• [YOUR GOAL]:
Write the count of lines that contain the word "this" and nothing else.

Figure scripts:
— begin —

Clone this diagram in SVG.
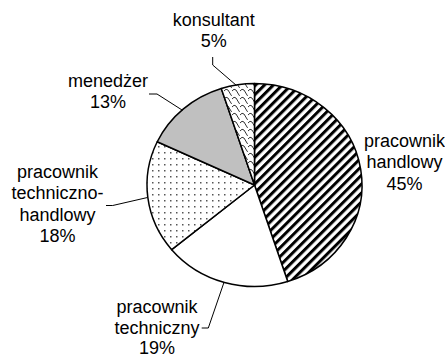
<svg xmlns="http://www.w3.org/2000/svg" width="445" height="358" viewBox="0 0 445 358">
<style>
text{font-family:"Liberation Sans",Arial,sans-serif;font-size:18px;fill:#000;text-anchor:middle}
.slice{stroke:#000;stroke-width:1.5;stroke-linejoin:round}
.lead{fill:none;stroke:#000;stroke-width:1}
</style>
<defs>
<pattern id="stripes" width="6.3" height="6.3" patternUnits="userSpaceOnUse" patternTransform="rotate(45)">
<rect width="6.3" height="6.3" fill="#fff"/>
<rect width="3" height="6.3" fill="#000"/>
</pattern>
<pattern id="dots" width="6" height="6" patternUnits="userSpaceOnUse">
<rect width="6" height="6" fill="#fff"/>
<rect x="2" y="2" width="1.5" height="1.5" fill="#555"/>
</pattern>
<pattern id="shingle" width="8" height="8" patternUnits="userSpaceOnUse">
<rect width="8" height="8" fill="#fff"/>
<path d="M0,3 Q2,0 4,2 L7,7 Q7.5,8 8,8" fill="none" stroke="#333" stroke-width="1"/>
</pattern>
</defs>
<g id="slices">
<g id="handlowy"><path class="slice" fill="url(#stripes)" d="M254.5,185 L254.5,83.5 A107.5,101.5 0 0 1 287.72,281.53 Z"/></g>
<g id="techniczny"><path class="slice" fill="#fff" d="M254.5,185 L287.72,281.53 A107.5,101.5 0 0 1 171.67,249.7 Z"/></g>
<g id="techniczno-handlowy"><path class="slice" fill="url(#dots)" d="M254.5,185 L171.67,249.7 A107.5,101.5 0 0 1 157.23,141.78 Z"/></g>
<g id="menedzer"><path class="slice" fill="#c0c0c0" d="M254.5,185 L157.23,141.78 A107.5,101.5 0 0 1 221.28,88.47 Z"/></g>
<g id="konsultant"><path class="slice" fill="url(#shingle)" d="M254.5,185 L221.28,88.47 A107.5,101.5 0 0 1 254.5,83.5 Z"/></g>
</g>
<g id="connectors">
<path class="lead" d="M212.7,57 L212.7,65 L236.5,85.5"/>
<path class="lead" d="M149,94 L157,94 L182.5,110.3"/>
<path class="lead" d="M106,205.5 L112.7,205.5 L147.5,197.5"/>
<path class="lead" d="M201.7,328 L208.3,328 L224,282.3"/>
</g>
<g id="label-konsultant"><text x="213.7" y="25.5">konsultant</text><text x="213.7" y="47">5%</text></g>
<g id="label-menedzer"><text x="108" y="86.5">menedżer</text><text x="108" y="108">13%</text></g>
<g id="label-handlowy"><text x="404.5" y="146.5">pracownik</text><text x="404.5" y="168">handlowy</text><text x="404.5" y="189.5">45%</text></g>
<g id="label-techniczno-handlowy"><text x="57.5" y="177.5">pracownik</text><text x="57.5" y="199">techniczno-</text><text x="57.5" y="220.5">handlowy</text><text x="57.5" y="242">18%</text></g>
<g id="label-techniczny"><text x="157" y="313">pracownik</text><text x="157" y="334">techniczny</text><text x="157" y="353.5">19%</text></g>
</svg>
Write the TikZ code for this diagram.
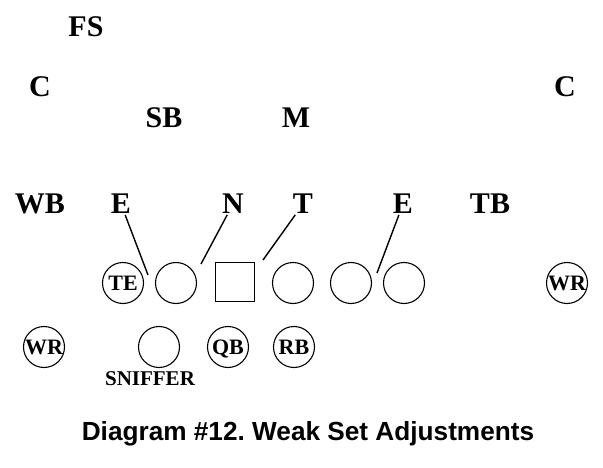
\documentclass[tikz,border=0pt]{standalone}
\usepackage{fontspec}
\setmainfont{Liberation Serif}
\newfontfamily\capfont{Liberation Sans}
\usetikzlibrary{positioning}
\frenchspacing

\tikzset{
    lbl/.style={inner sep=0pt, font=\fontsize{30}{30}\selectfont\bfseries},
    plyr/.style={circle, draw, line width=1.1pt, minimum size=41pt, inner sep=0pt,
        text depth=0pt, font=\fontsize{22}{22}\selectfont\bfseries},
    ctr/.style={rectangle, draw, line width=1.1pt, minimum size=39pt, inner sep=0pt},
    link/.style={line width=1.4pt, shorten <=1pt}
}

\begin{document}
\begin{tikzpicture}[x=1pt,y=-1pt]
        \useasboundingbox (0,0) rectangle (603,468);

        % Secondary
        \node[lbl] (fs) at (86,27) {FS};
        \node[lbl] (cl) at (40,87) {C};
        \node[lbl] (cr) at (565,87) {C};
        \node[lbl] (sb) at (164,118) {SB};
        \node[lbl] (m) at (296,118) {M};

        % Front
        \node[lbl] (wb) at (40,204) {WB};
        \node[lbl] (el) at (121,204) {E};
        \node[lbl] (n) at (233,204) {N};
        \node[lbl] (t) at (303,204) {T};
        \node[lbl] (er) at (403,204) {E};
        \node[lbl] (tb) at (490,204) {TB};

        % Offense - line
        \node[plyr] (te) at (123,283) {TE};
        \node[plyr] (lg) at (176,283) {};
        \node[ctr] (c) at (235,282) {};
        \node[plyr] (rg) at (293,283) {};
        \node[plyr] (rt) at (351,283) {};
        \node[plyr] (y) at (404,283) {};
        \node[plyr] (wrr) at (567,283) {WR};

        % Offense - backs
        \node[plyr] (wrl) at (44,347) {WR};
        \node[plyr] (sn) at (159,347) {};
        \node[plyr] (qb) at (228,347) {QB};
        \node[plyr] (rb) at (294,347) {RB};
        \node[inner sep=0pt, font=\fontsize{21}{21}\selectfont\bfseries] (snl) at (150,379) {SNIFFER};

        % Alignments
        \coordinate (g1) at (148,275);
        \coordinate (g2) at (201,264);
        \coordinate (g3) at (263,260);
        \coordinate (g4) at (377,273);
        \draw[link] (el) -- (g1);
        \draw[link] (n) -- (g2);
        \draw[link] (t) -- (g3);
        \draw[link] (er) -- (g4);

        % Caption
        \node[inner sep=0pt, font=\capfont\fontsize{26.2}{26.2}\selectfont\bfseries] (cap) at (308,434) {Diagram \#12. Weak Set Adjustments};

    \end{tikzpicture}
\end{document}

— end —

• [COMPLETE OUTPUT]:
2